%%

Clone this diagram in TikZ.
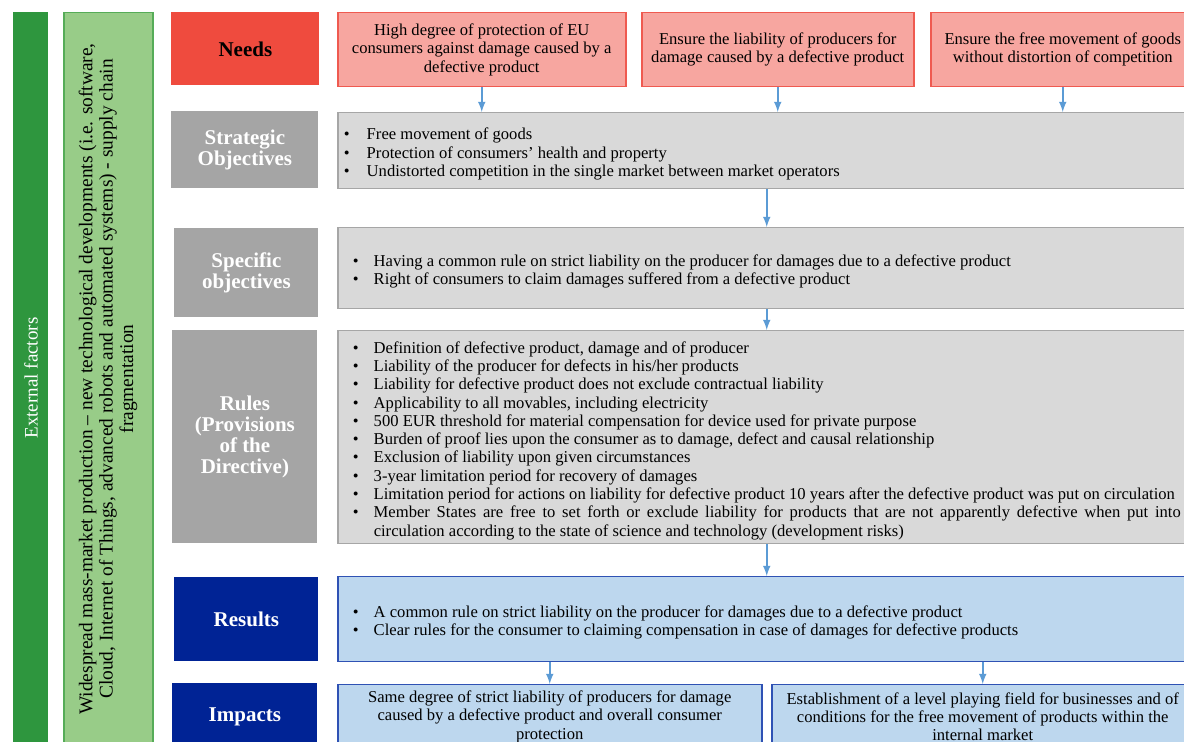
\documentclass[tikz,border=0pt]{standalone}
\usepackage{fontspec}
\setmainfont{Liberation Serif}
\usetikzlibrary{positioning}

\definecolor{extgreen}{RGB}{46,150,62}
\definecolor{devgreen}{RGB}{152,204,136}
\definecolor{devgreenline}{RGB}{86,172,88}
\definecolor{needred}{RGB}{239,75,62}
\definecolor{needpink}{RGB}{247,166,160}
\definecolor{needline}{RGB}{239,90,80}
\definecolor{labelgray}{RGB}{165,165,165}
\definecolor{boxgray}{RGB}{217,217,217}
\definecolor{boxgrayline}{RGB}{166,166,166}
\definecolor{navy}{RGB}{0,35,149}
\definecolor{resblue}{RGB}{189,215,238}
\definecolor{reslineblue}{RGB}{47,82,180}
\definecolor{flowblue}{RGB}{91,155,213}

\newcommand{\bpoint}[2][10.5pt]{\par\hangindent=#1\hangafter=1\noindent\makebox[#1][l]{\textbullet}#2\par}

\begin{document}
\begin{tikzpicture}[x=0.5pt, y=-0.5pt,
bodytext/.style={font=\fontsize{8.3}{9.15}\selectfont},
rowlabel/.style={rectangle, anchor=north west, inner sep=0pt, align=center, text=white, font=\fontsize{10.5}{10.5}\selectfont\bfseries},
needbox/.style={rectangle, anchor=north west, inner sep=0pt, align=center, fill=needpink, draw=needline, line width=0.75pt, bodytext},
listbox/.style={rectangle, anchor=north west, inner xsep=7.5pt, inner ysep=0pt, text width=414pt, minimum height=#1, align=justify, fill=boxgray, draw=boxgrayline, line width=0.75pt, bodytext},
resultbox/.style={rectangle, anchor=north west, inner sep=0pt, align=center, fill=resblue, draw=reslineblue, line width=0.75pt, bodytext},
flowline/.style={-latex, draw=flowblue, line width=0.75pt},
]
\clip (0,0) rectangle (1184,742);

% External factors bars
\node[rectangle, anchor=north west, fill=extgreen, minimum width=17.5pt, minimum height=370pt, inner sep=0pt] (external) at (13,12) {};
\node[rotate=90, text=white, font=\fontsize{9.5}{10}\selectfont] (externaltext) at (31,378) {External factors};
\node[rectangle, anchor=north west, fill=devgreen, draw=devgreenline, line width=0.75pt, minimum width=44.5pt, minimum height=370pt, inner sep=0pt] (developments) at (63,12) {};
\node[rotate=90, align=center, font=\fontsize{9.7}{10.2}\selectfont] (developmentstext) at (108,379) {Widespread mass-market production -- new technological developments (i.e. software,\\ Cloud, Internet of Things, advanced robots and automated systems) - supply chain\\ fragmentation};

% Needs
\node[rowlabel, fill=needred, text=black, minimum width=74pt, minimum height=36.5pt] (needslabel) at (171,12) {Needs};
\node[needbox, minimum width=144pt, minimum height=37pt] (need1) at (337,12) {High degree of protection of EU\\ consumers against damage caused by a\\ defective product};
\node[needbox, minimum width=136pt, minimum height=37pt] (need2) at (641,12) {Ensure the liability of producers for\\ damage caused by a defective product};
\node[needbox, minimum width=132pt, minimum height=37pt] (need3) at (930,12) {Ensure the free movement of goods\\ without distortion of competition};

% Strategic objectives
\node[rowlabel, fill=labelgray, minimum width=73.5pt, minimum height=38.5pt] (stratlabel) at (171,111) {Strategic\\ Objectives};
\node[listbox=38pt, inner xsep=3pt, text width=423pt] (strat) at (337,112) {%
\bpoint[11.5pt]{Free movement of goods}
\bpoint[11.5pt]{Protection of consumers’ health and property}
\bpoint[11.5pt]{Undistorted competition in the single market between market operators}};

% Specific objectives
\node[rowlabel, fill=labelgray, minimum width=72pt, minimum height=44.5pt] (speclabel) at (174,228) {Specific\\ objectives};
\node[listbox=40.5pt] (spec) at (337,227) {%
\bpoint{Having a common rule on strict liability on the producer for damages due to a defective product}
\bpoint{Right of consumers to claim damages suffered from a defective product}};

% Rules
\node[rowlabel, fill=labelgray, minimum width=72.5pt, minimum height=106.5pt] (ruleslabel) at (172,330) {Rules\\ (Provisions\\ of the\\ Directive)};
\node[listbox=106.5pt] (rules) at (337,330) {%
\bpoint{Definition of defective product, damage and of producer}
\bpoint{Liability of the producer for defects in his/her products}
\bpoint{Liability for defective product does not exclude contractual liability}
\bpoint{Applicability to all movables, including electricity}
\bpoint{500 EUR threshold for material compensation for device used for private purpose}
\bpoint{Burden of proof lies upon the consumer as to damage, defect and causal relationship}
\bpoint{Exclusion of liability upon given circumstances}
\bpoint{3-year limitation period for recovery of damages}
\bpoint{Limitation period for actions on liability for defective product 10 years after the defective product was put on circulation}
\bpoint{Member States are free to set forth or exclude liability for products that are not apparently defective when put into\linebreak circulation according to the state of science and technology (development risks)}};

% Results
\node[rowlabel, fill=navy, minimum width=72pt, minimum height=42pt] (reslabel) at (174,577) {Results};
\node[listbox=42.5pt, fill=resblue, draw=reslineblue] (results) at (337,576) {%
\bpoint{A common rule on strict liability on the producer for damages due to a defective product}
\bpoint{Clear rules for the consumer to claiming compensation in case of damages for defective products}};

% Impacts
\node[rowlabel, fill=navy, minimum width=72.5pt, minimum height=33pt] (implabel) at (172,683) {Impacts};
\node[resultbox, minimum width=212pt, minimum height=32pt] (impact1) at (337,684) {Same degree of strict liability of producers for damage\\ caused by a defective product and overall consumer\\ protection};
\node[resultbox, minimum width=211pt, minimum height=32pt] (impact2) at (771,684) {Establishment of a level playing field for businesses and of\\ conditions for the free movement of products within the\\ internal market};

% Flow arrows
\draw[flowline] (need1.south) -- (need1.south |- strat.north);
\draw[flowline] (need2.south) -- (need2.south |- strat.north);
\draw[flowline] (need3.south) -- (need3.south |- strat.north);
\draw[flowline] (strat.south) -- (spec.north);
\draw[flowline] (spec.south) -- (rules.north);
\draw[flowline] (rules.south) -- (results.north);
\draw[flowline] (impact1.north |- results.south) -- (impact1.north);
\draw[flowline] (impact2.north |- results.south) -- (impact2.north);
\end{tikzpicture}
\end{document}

%%
%%

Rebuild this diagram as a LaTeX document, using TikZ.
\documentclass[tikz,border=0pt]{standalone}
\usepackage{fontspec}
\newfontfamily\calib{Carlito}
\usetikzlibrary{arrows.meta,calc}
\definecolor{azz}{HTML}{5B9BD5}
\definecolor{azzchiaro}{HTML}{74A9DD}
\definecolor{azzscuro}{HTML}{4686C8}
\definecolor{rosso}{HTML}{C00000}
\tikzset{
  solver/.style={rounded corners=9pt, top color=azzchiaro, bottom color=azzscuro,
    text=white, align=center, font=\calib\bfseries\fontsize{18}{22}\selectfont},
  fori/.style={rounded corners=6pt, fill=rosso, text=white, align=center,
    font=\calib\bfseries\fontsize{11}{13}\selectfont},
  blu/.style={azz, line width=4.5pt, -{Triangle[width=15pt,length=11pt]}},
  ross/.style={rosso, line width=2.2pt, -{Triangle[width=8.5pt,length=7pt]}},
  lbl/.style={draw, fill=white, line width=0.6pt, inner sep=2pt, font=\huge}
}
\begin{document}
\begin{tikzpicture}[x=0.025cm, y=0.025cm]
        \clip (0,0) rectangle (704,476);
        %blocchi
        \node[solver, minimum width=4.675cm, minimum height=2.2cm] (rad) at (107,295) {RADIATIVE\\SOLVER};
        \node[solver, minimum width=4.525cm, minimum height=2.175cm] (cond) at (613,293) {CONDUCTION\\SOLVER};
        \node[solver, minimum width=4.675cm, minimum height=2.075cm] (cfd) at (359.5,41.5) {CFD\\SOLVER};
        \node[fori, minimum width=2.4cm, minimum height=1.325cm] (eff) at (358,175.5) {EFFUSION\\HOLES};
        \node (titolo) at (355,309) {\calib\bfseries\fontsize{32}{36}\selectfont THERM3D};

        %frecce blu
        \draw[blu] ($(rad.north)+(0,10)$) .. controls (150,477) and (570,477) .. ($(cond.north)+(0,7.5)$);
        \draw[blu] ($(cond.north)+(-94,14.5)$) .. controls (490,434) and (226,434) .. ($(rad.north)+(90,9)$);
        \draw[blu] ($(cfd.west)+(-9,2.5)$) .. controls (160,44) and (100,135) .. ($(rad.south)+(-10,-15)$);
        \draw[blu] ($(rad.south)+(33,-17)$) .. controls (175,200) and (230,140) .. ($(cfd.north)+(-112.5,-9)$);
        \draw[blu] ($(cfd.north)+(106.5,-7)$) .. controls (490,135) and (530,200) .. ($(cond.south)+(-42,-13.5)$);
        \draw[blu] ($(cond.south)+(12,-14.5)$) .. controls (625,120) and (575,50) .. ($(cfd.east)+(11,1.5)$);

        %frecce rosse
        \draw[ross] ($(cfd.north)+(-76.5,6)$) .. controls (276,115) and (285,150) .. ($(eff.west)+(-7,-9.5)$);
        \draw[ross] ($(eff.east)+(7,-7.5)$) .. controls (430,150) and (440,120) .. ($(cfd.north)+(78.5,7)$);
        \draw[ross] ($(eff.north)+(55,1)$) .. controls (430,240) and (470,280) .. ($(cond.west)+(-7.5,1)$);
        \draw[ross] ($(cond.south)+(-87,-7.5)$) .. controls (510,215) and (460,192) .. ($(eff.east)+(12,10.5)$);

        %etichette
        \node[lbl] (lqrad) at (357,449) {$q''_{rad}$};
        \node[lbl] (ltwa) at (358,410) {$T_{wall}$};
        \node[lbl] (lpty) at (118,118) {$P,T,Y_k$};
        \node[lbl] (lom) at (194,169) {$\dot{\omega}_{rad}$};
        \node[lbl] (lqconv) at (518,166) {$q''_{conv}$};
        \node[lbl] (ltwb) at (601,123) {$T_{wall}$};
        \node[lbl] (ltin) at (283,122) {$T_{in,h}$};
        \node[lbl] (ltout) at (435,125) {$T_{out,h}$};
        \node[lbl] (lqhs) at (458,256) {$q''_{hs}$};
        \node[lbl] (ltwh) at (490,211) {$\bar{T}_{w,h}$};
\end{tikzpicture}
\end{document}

%%
%%

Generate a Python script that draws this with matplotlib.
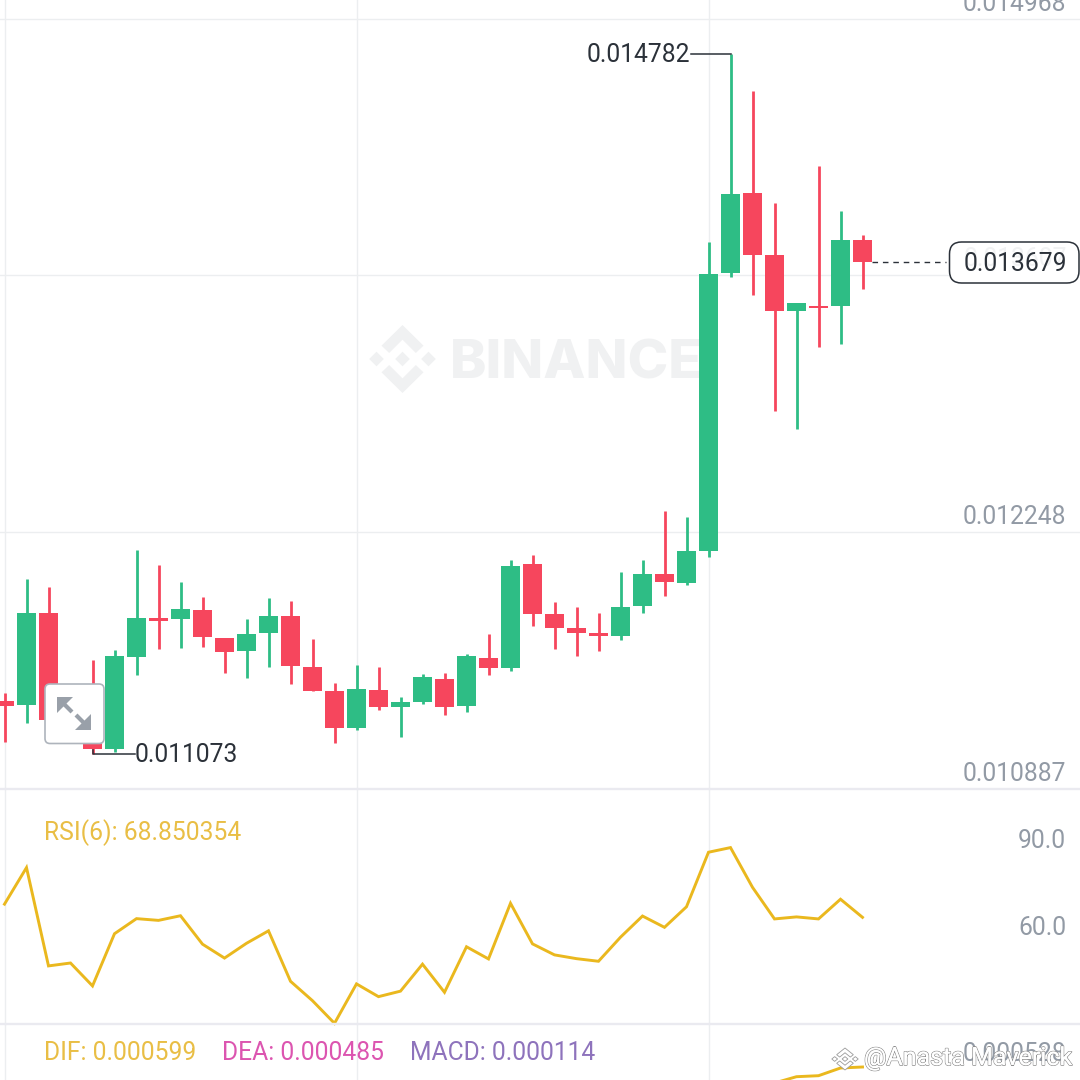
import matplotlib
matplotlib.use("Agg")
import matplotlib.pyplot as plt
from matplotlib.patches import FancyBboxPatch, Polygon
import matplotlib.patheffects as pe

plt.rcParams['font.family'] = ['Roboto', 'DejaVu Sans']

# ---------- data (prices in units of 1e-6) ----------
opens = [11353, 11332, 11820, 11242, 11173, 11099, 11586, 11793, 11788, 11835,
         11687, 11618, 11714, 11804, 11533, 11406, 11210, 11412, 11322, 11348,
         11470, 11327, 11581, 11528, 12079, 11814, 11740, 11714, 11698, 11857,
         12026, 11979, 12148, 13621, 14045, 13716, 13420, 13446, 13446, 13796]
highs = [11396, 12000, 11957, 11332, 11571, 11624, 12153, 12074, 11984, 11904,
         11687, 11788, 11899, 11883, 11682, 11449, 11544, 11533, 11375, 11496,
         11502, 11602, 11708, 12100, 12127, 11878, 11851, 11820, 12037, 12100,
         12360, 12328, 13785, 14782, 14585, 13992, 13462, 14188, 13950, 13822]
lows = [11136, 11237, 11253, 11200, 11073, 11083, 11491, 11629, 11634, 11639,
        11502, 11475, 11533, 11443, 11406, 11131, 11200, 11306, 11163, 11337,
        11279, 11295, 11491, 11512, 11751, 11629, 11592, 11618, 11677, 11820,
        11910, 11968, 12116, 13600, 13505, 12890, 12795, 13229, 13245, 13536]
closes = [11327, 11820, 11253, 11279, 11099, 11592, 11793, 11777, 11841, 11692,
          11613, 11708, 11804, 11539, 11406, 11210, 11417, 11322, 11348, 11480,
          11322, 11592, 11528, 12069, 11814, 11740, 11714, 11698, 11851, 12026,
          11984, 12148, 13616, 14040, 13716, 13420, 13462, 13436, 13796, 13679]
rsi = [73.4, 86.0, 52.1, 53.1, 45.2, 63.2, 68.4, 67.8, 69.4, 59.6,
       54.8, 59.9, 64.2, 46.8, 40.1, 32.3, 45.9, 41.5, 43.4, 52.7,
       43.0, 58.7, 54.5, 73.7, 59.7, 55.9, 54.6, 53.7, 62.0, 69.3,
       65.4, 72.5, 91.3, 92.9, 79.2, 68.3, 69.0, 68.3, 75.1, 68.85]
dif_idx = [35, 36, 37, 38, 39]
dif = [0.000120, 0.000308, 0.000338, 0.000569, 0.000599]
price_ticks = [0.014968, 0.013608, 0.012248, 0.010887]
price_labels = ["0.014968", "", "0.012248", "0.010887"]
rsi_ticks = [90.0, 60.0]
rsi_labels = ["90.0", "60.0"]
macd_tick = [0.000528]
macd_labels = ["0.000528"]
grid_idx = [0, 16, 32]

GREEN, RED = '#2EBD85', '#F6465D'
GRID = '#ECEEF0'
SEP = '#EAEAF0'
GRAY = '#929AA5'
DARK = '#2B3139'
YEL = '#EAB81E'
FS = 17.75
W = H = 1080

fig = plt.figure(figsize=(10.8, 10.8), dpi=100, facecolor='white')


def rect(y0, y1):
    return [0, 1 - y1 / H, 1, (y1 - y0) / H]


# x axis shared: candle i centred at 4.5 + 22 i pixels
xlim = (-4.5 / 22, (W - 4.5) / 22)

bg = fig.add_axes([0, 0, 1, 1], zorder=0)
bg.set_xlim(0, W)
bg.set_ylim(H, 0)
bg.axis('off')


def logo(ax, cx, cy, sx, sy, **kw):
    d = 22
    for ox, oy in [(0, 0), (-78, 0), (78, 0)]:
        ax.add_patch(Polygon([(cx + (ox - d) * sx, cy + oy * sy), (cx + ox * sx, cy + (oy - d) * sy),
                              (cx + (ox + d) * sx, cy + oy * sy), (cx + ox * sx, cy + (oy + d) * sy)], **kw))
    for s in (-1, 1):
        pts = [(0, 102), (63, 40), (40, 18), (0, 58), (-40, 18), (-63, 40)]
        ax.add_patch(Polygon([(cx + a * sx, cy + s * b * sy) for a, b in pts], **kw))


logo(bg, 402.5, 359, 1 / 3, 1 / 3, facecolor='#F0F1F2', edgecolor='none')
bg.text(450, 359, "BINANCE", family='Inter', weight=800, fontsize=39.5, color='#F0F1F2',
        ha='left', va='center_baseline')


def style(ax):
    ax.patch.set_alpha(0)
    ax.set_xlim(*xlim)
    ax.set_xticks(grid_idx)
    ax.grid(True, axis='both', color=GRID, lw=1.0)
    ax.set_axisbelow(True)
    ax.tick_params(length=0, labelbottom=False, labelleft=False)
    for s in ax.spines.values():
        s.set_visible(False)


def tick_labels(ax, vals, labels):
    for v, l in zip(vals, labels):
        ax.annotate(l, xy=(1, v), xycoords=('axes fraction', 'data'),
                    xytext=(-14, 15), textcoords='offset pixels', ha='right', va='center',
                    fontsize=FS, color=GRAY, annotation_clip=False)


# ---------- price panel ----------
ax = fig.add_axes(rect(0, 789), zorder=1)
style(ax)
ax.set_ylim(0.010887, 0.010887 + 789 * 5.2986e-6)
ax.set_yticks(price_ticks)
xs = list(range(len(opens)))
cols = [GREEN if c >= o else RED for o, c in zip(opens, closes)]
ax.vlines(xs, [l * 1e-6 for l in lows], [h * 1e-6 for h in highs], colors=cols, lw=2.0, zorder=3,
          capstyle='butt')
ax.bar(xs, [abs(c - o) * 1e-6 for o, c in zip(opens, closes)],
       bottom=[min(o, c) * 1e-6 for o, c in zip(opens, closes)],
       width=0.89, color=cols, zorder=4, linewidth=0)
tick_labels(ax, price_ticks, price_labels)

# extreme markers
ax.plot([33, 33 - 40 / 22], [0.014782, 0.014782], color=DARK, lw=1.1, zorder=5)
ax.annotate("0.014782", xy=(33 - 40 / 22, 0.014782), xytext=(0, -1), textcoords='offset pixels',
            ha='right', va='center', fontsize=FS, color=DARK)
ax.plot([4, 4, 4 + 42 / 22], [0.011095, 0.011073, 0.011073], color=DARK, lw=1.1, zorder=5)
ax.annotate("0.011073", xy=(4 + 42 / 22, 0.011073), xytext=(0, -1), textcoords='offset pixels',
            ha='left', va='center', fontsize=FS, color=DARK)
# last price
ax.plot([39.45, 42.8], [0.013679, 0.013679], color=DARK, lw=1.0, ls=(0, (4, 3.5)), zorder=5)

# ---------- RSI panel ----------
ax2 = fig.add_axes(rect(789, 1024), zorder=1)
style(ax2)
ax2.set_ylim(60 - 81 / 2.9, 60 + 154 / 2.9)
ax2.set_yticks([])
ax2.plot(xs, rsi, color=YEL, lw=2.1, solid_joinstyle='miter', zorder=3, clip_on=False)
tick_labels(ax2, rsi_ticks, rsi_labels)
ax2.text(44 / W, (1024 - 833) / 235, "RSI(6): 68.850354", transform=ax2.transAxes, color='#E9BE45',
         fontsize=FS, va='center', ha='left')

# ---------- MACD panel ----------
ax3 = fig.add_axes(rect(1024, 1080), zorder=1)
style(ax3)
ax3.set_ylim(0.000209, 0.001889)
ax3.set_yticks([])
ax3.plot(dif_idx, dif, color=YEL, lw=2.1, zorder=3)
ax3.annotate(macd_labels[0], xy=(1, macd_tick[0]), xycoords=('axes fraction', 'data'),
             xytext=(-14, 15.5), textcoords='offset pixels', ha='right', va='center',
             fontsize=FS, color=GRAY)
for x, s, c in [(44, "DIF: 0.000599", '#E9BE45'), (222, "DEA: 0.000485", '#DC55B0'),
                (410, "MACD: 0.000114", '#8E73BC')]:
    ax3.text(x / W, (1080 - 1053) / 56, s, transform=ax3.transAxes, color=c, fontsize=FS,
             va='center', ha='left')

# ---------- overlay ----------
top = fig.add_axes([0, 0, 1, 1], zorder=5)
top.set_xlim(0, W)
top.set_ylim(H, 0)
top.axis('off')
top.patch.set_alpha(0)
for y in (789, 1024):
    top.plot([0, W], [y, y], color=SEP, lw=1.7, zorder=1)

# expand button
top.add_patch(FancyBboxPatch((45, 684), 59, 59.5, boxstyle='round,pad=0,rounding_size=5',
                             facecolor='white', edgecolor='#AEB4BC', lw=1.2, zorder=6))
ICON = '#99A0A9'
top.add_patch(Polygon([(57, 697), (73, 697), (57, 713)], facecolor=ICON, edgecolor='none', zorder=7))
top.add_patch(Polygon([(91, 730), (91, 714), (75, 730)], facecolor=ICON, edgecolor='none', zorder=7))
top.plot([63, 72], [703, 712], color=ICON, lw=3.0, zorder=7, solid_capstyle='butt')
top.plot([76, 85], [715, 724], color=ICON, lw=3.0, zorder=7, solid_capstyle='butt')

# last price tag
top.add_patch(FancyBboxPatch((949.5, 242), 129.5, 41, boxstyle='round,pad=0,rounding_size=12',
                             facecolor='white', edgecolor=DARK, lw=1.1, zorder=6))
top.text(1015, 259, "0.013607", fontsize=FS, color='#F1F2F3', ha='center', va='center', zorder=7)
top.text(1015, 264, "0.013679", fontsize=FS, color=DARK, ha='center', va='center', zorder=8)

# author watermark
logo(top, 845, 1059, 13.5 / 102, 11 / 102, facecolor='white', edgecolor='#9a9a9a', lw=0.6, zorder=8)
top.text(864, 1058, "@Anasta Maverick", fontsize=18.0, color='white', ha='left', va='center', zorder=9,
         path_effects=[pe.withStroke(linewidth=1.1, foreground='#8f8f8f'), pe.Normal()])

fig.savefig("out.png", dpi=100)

%%

> _Goal_
Give back the exact lines above, running from the one that has "Generate a Python" through the one that has "plt.rcParams['font.family'] = ['Roboto', 'DejaVu", with nothing added and no pictures.

> _Full solution_
Generate a Python script that draws this with matplotlib.
import matplotlib
matplotlib.use("Agg")
import matplotlib.pyplot as plt
from matplotlib.patches import FancyBboxPatch, Polygon
import matplotlib.patheffects as pe

plt.rcParams['font.family'] = ['Roboto', 'DejaVu Sans']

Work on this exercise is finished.